Write each line of the material exactly as given, from the top through the line that contains "plt.rcParams['font.family'] = ['Liberation", and omit all pictures.

• Data records:
:::::
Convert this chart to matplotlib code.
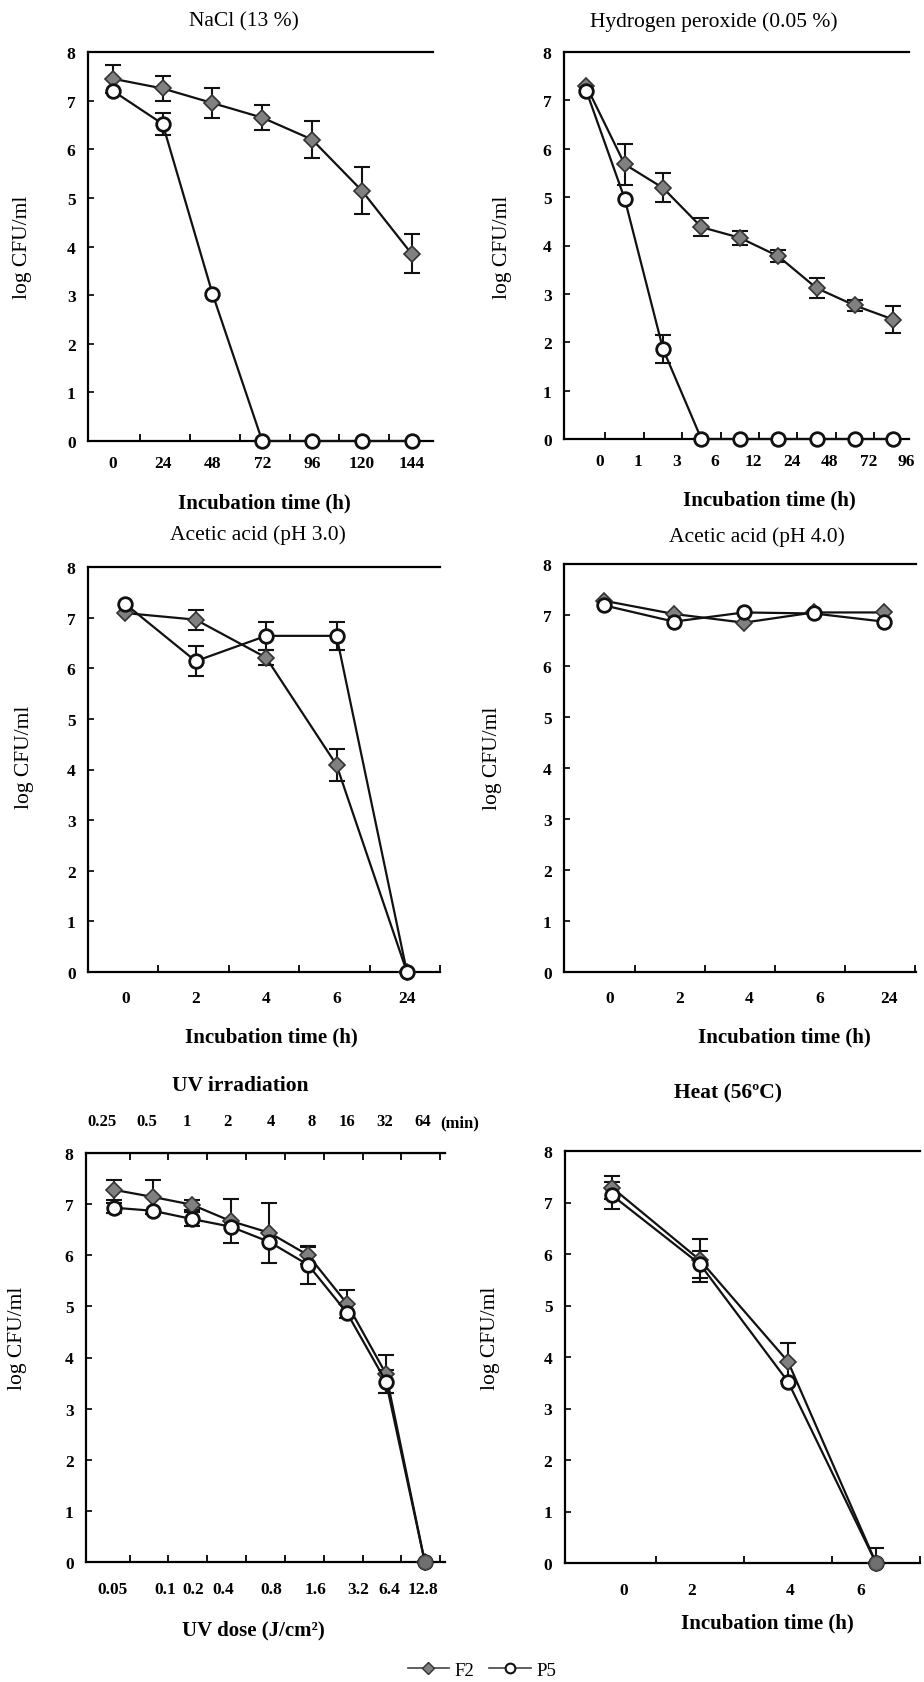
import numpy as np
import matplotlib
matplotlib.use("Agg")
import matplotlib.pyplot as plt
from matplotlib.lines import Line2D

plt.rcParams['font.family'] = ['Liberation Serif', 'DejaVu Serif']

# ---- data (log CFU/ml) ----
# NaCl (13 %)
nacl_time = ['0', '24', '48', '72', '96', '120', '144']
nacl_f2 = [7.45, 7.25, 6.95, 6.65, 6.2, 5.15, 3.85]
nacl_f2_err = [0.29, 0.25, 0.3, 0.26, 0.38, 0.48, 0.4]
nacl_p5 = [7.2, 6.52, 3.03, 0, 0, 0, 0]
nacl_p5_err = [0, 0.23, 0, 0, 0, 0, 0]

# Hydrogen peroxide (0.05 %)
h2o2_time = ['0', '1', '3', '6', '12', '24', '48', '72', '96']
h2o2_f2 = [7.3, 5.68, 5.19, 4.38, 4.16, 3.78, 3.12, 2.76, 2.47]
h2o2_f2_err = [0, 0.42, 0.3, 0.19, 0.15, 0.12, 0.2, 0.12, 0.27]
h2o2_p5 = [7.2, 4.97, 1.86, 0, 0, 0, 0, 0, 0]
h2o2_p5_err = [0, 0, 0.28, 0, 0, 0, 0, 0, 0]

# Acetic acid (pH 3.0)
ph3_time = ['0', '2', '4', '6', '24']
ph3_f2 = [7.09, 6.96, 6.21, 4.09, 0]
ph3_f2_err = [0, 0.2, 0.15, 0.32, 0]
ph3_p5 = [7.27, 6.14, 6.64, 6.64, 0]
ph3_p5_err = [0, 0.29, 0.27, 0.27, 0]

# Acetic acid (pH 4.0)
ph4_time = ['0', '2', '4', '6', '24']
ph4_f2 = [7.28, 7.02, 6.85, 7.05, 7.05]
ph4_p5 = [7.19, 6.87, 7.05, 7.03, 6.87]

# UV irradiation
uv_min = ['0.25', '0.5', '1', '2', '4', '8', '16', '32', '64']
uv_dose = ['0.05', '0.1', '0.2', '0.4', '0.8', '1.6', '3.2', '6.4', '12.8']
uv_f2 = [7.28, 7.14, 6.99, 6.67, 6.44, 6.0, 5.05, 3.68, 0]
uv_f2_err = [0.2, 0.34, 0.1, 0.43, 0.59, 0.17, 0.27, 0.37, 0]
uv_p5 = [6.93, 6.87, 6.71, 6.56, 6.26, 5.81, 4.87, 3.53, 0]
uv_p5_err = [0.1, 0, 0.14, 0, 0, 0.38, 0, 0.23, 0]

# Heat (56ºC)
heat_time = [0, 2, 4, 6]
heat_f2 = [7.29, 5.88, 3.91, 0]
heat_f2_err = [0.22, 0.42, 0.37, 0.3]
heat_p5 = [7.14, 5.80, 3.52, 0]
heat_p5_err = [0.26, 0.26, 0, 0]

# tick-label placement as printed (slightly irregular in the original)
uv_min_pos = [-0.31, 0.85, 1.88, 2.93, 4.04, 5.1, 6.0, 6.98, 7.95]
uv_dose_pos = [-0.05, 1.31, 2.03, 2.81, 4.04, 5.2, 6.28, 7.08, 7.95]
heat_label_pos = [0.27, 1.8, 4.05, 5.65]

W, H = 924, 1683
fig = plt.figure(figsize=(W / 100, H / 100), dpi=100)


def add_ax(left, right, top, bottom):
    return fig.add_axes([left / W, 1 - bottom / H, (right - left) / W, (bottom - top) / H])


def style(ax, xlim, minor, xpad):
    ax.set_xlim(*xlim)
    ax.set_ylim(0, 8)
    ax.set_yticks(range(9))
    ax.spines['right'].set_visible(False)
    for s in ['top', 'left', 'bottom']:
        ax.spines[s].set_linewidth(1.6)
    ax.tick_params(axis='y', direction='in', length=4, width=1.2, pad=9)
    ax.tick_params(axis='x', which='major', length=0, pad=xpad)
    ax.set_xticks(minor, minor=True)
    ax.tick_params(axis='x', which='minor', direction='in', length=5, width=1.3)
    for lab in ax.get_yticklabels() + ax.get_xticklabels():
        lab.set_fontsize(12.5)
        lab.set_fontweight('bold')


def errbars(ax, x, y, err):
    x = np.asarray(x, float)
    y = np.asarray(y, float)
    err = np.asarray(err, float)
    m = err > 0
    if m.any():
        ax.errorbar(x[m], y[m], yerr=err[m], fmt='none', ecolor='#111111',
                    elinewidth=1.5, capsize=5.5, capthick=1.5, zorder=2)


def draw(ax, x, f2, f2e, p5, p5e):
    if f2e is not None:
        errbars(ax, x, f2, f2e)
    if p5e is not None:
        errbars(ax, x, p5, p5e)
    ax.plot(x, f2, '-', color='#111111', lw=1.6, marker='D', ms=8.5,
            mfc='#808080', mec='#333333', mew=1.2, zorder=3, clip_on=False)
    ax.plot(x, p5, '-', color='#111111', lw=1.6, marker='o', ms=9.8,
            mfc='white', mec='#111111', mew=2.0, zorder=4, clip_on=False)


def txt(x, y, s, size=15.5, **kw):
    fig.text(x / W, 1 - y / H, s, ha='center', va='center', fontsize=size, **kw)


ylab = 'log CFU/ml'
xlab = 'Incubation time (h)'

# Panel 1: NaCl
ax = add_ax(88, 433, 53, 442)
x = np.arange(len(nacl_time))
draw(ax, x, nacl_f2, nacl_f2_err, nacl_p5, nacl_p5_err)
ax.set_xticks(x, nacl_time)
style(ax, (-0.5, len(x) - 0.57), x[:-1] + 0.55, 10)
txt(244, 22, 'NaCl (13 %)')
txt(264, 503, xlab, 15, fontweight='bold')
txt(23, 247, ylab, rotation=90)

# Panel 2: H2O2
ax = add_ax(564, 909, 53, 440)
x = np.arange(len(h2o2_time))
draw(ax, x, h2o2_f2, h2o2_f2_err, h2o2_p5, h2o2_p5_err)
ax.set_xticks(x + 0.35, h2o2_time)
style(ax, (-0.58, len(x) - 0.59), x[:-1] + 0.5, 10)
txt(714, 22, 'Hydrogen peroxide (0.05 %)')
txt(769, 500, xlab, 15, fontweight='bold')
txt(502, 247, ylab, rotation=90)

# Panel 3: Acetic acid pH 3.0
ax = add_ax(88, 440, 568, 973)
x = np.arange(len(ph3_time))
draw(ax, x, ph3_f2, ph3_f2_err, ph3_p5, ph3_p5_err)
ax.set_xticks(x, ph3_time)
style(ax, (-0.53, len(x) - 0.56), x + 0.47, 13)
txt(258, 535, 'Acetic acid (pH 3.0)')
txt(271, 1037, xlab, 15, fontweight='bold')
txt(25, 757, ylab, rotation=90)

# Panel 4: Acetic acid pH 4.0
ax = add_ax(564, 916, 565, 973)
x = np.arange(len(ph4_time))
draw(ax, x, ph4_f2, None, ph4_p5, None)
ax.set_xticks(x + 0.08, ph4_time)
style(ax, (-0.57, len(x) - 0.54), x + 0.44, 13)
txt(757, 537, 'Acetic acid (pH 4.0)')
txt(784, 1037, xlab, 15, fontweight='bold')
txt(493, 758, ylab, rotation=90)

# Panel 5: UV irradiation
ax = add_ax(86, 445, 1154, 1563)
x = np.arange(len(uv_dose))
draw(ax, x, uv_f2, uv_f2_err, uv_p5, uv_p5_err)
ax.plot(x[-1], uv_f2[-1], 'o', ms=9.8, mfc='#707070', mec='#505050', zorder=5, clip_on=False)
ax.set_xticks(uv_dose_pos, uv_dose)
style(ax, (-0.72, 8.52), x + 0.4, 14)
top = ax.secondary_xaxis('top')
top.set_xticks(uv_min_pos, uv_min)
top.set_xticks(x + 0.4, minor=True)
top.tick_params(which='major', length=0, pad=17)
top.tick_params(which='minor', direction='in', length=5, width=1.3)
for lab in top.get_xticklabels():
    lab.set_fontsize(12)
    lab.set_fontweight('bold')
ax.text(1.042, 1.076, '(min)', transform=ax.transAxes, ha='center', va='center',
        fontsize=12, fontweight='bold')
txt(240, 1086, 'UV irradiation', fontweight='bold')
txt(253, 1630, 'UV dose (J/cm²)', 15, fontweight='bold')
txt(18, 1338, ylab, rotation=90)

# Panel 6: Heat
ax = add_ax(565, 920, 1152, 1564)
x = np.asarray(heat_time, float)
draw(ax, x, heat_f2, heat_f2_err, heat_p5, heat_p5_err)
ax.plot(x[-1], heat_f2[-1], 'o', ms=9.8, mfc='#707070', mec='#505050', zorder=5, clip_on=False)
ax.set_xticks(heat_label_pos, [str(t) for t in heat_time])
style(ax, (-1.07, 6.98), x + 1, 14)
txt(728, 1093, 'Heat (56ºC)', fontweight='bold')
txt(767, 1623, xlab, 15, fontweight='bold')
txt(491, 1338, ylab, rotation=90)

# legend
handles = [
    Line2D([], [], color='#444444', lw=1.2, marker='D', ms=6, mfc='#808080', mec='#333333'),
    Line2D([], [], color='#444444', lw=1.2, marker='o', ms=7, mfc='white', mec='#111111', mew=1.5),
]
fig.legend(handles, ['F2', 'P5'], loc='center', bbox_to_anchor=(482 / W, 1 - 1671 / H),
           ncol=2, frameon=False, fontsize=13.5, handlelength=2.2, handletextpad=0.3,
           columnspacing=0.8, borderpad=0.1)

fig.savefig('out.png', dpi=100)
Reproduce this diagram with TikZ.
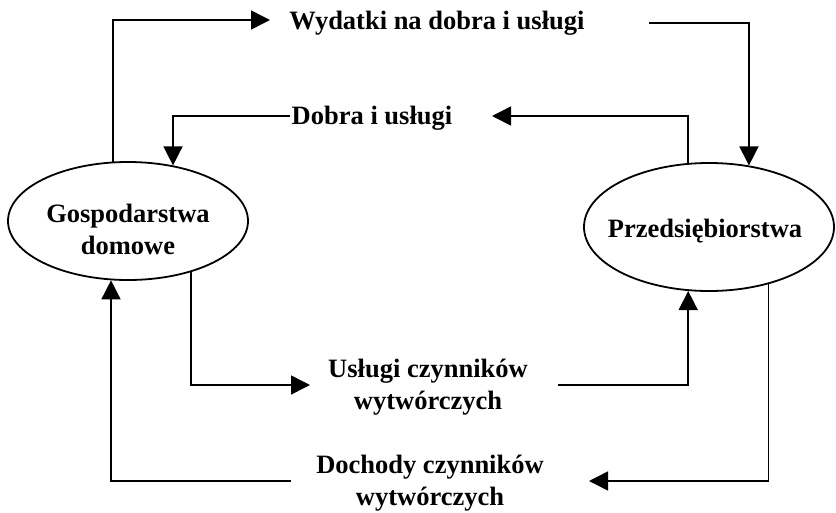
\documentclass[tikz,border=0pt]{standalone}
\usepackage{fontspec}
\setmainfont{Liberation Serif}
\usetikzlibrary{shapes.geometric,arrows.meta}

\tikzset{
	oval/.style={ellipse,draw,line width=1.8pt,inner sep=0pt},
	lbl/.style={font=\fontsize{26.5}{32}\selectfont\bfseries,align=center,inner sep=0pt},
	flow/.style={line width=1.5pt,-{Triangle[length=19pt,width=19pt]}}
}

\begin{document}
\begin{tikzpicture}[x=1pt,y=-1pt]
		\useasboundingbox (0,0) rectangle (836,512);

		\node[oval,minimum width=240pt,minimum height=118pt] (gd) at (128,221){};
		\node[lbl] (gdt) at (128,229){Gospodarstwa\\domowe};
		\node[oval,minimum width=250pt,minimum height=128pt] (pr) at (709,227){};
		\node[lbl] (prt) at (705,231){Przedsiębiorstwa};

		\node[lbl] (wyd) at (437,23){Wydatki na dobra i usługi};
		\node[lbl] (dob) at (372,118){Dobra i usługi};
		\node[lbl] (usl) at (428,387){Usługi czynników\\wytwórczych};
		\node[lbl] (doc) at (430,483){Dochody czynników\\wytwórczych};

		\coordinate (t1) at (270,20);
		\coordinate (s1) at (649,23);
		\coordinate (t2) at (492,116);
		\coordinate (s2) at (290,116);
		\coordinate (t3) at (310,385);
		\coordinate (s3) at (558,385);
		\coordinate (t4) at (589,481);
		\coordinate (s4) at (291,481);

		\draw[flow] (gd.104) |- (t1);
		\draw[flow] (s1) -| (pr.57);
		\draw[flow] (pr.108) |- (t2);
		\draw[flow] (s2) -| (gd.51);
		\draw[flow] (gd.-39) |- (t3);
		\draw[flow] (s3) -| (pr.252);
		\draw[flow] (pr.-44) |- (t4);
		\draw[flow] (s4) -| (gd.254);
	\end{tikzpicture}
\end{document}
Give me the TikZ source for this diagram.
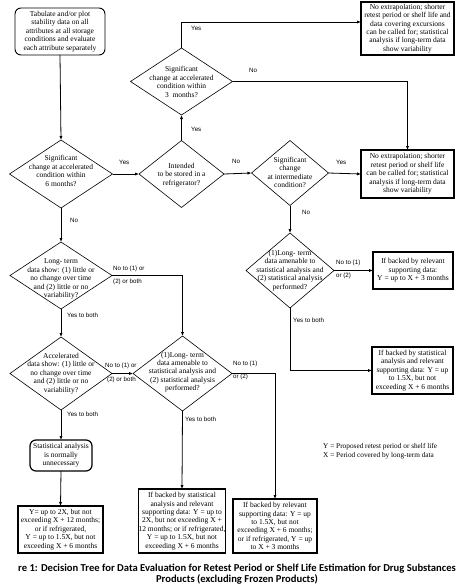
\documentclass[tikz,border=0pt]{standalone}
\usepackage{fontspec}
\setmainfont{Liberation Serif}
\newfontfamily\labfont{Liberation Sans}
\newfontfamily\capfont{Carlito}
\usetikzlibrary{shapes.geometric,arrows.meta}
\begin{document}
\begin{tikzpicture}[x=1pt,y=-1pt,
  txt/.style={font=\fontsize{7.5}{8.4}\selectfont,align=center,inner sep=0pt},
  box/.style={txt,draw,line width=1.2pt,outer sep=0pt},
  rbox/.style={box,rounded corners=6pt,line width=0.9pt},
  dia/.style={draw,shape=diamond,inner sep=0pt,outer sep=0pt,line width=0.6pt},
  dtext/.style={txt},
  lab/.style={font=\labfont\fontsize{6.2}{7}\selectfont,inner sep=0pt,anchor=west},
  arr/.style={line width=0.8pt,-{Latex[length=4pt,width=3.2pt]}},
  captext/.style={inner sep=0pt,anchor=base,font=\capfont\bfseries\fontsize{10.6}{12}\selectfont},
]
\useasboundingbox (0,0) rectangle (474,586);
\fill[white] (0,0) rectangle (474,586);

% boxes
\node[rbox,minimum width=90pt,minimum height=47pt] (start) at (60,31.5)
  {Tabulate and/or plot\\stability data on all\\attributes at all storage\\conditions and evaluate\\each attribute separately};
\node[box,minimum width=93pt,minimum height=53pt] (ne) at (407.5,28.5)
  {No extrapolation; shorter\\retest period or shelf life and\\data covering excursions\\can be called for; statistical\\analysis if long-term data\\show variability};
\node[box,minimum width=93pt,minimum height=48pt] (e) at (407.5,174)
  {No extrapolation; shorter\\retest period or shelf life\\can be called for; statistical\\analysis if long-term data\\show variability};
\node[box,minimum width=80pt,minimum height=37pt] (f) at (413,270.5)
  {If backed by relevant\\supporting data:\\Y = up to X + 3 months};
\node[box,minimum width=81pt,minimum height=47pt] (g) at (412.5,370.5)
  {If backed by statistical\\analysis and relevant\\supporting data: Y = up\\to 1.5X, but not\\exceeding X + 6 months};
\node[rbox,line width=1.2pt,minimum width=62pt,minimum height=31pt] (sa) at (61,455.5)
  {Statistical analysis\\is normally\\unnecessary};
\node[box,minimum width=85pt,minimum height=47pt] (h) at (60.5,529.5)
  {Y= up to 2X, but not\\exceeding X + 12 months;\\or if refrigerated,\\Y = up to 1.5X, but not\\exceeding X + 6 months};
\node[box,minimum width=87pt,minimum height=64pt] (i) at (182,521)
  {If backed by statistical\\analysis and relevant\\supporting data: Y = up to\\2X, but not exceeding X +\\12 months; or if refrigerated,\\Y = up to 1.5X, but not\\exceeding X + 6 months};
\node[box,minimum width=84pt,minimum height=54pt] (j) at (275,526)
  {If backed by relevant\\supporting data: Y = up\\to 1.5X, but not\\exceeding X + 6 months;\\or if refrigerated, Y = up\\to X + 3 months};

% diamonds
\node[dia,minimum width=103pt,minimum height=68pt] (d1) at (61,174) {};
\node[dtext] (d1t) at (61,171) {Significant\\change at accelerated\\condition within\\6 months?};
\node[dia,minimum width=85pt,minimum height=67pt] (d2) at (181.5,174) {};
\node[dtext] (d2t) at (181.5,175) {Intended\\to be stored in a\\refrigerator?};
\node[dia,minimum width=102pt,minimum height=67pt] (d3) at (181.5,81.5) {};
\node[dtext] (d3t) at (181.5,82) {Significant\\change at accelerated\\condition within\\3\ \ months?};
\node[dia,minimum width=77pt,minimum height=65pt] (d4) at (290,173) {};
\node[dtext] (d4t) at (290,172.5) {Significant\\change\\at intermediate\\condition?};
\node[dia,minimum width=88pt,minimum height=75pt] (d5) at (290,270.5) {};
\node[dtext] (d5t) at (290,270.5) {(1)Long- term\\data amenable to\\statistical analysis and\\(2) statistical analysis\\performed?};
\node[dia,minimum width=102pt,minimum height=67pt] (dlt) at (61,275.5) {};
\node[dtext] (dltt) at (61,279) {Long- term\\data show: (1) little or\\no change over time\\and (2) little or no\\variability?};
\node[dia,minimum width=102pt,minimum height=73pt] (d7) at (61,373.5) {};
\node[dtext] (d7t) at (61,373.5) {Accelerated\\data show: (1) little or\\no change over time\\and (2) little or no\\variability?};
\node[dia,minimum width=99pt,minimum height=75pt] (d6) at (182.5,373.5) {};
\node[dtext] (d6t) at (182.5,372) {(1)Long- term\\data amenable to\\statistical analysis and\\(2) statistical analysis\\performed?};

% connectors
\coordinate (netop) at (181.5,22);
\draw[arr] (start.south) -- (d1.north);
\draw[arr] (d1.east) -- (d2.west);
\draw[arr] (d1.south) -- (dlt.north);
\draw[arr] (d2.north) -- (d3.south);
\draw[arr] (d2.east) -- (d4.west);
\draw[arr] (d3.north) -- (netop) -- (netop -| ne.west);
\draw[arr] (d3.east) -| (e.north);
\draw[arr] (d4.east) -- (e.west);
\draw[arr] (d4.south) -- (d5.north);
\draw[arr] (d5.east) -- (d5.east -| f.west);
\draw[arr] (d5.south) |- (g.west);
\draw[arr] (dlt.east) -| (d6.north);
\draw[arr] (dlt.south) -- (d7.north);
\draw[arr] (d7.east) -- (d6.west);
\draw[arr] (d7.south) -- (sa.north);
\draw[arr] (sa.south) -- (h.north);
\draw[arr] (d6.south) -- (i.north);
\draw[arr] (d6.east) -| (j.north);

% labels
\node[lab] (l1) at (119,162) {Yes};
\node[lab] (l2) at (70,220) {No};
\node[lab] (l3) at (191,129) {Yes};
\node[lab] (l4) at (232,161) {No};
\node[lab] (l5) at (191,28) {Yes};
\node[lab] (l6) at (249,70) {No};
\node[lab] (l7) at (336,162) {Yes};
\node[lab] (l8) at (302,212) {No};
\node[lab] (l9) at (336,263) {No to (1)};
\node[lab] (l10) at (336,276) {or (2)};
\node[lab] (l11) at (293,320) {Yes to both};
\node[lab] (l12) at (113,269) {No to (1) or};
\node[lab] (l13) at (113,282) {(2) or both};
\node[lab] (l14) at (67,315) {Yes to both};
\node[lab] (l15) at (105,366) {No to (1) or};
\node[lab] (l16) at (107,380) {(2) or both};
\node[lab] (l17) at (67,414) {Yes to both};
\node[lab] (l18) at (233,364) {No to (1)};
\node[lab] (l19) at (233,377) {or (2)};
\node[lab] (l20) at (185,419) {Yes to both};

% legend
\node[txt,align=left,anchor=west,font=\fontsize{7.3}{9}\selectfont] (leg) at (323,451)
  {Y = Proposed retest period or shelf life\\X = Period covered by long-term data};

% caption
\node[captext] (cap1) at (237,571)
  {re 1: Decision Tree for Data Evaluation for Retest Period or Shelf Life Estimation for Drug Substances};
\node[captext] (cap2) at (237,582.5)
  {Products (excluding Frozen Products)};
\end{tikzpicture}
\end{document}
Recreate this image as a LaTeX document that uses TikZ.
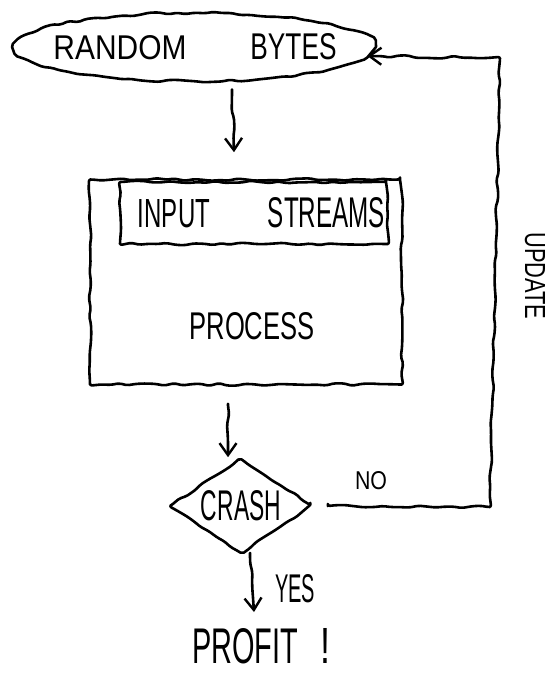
:::::
• WRITTEN REPLY:
Convert this chart to matplotlib code.
import numpy as np
import matplotlib
matplotlib.use("Agg")
import matplotlib.pyplot as plt
from matplotlib.lines import Line2D

plt.rcParams['font.family'] = ['Liberation Serif', 'DejaVu Serif']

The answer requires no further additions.